III
Someone promptly asks what are the rules of relief. But are rules of much use here? Rules of relief are seldom mentioned by the sculptor; never until after they have been patently transgressed. He has of course his standards; he allows to his reliefs some of the privileges of painting, such as perspective and distance, but he does not presume too far with these borrowings, lest his work lose its sculptural style. A relief is largely a matter of innate artistic feeling, as well as of trained taste. And quite as much as a work in the round, it tells the personality of its maker. A Saint-Gaudens relief, whether the monumental bronze Shaw, or the marble portrait, slightly under life-size, of Mrs. Stanford White, or the little reduction, “about as large as the hand of a child of twelve years,” made from the bas-relief of the baby Homer, reveals the artist’s temperament, shows his principles and prejudices in art.

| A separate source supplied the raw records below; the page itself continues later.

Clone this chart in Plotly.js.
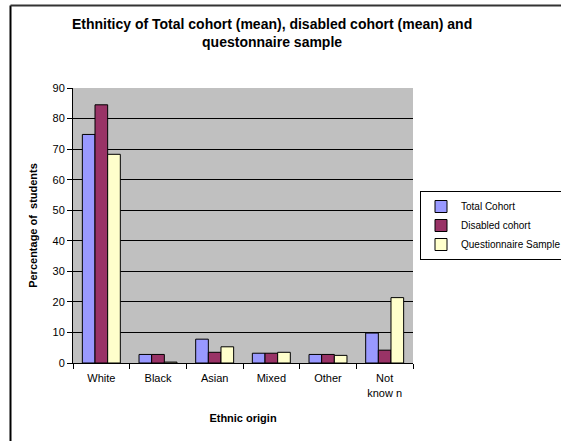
<!DOCTYPE html>
<html>
<head>
<meta charset="utf-8">
<script src="https://cdn.plot.ly/plotly-3.0.1.min.js"></script>
<style>html,body{margin:0;padding:0;background:#fff;}#chart{width:561px;height:441px;}</style>
</head>
<body>
<div id="chart"></div>
<script>
var categories = ["White", "Black", "Asian", "Mixed", "Other", "Not<br>know n"];
var totalCohort = [74.8, 2.8, 7.8, 3.2, 2.8, 9.8];
var disabledCohort = [84.5, 2.8, 3.5, 3.2, 2.8, 4.2];
var questionnaireSample = [68.3, 0.3, 5.3, 3.5, 2.5, 21.4];
var seriesNames = ["Total Cohort", "Disabled cohort", "Questionnaire Sample"];
var yTicks = [0, 10, 20, 30, 40, 50, 60, 70, 80, 90];

var W = 561, H = 441;
var ml = 73, mr = 148, mt = 88, mb = 78;
var pw = W - ml - mr, ph = H - mt - mb;
function px(x) { return (x - ml) / pw; }
function py(y) { return (H - mb - y) / ph; }

var colors = ["#9999FF", "#993366", "#FFFFCC"];
var data = [totalCohort, disabledCohort, questionnaireSample].map(function (vals, i) {
  return {
    type: "bar", x: categories, y: vals, name: seriesNames[i],
    marker: { color: colors[i], line: { color: "#000", width: 1 } }
  };
});

var layout = {
  width: W, height: H,
  margin: { l: ml, r: mr, t: mt, b: mb, pad: 0, autoexpand: false },
  paper_bgcolor: "#fff", plot_bgcolor: "#C0C0C0",
  font: { family: "Liberation Sans, Arial, sans-serif", size: 11, color: "#000" },
  title: {
    text: "<b>Ethniticy of Total cohort (mean), disabled cohort (mean) and<br>questonnaire sample</b>",
    font: { size: 14, color: "#000" },
    xref: "container", x: 0.485, xanchor: "center",
    yref: "container", y: 0.935, yanchor: "top"
  },
  barmode: "group", bargap: 0.33, bargroupgap: 0,
  xaxis: {
    type: "category", automargin: false,
    showline: true, linecolor: "#000", linewidth: 1,
    ticks: "outside", ticklen: 5, tickcolor: "#000", tickson: "boundaries",
    ticklabelstandoff: 5,
    showgrid: false, zeroline: false,
    tickfont: { size: 11 },
    title: { text: "<b>Ethnic origin</b>", font: { size: 11 }, standoff: 16 }
  },
  yaxis: {
    range: [0, 90], tickvals: yTicks, ticktext: yTicks.map(String), automargin: false,
    showline: true, linecolor: "#000", linewidth: 1,
    ticks: "outside", ticklen: 5, tickcolor: "#000",
    showgrid: true, gridcolor: "#000", gridwidth: 1, zeroline: false,
    tickfont: { size: 11 },
    title: { text: "<b>Percentage of  students</b>", font: { size: 11 }, standoff: 12 }
  },
  legend: {
    xref: "container", yref: "container",
    x: 420 / W, xanchor: "left", y: 1 - 191 / H, yanchor: "top",
    bgcolor: "#fff", bordercolor: "#000", borderwidth: 1,
    font: { size: 10 }, tracegroupgap: 0, itemwidth: 30
  },
  shapes: [
    { type: "line", xref: "paper", yref: "paper", x0: px(10.5), x1: px(10.5), y0: py(5.5), y1: py(445), line: { color: "#000", width: 2 } },
    { type: "line", xref: "paper", yref: "paper", x0: px(10.5), x1: px(565), y0: py(5.5), y1: py(5.5), line: { color: "#333", width: 2 } }
  ]
};

Plotly.newPlot("chart", data, layout, { displayModeBar: false, staticPlot: true });
</script>
</body>
</html>
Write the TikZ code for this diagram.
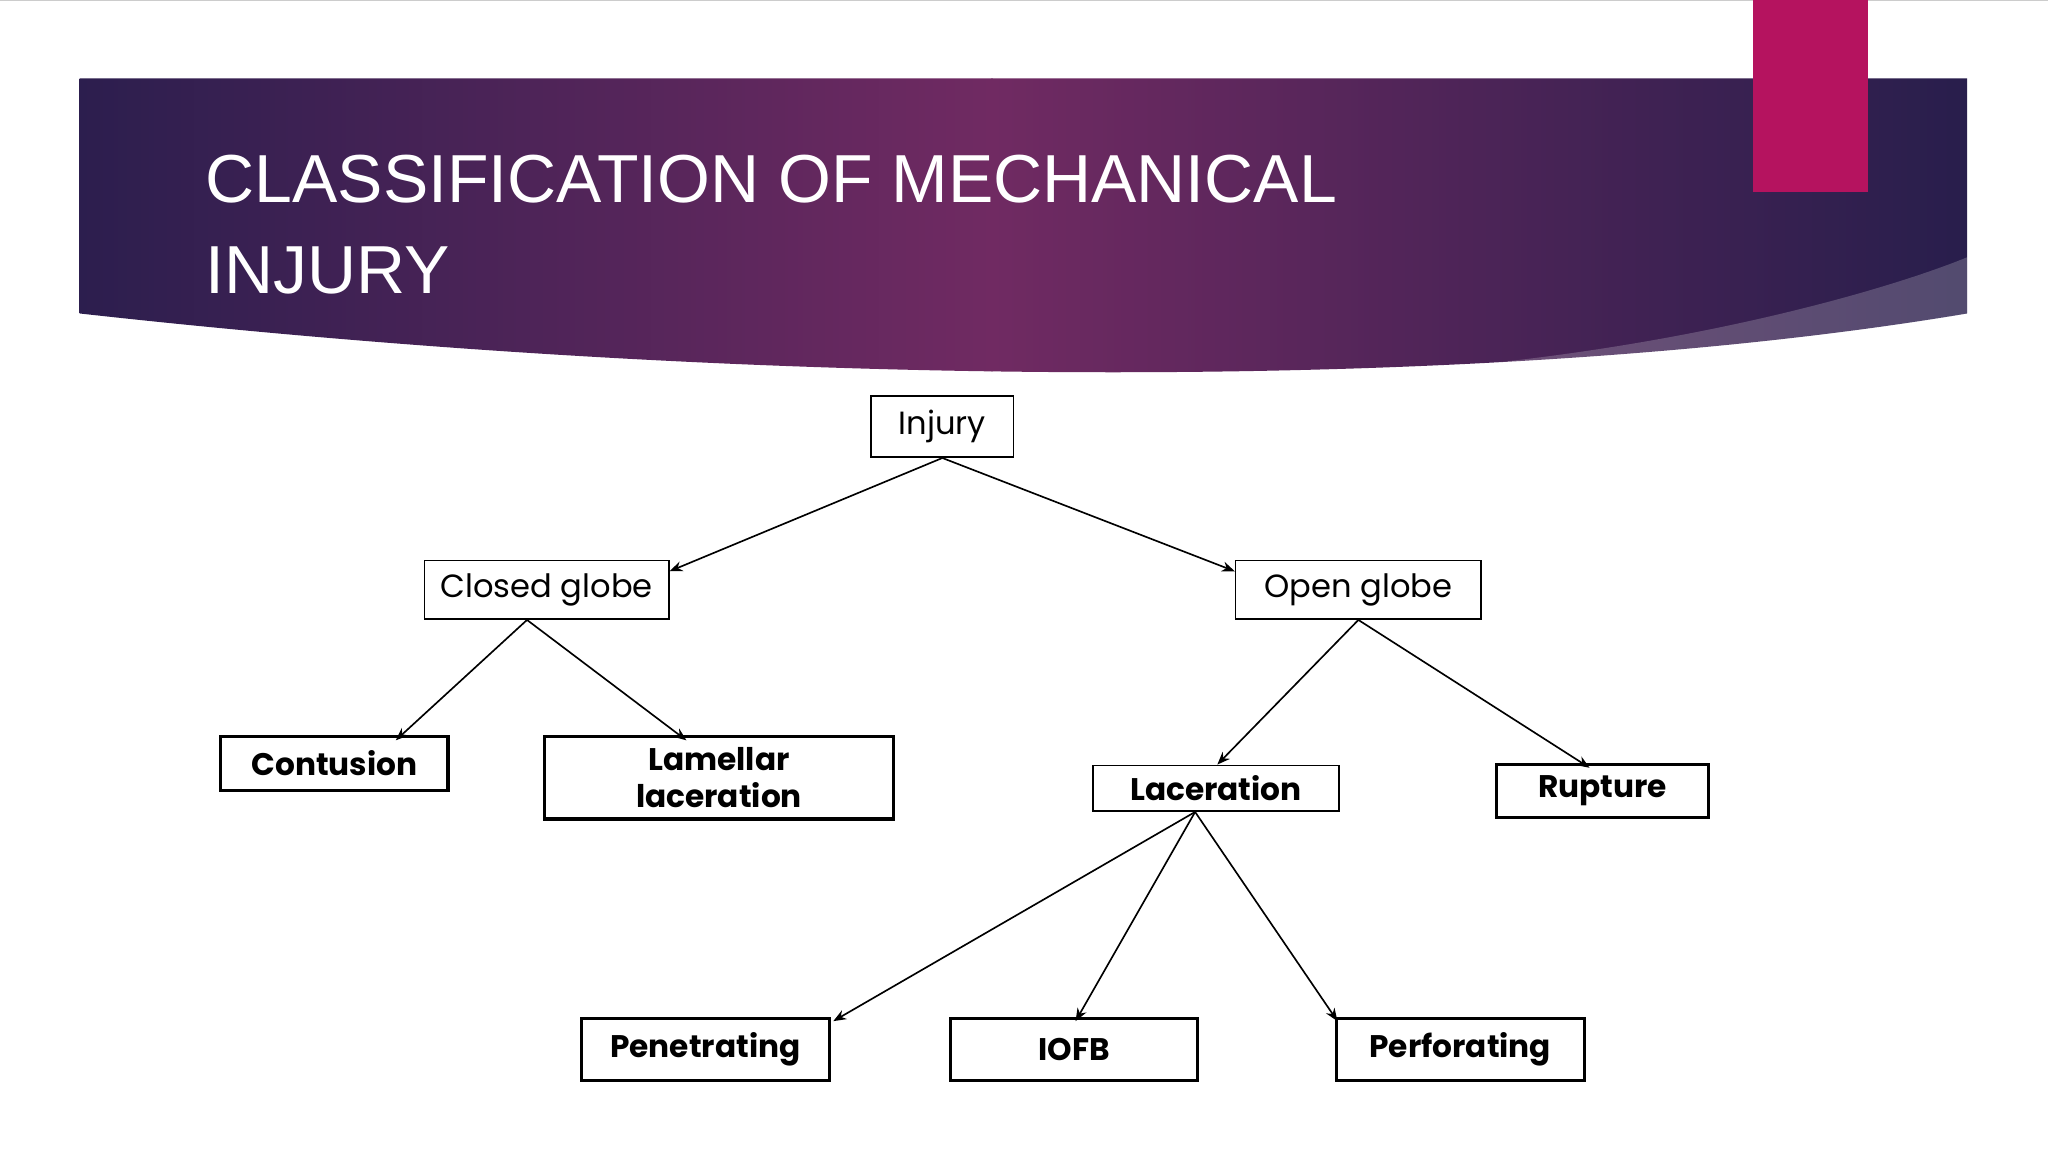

Many of this master’s pupils have made memorable reliefs in various styles from medallic to monumental. The medals and portrait-reliefs of Martiny, Flanagan, Fraser, and Weinman are well-known. Less familiar to the general public because kept in private collections are the admirable bronze or marble portrait-reliefs by Frances Grimes. After the mechanical roughing-out of the pointing-machine is over, Miss Grimes herself finishes all her marbles, whether created in the round or in relief. She does this oftener in her studio than in the Sunday picture papers; and because her designs for marble are from their first rude beginnings in the clay imagined with a full realization of their final possibilities in marble, they naturally have an integrity not always attained in the work of sculptors unfamiliar with the chisel.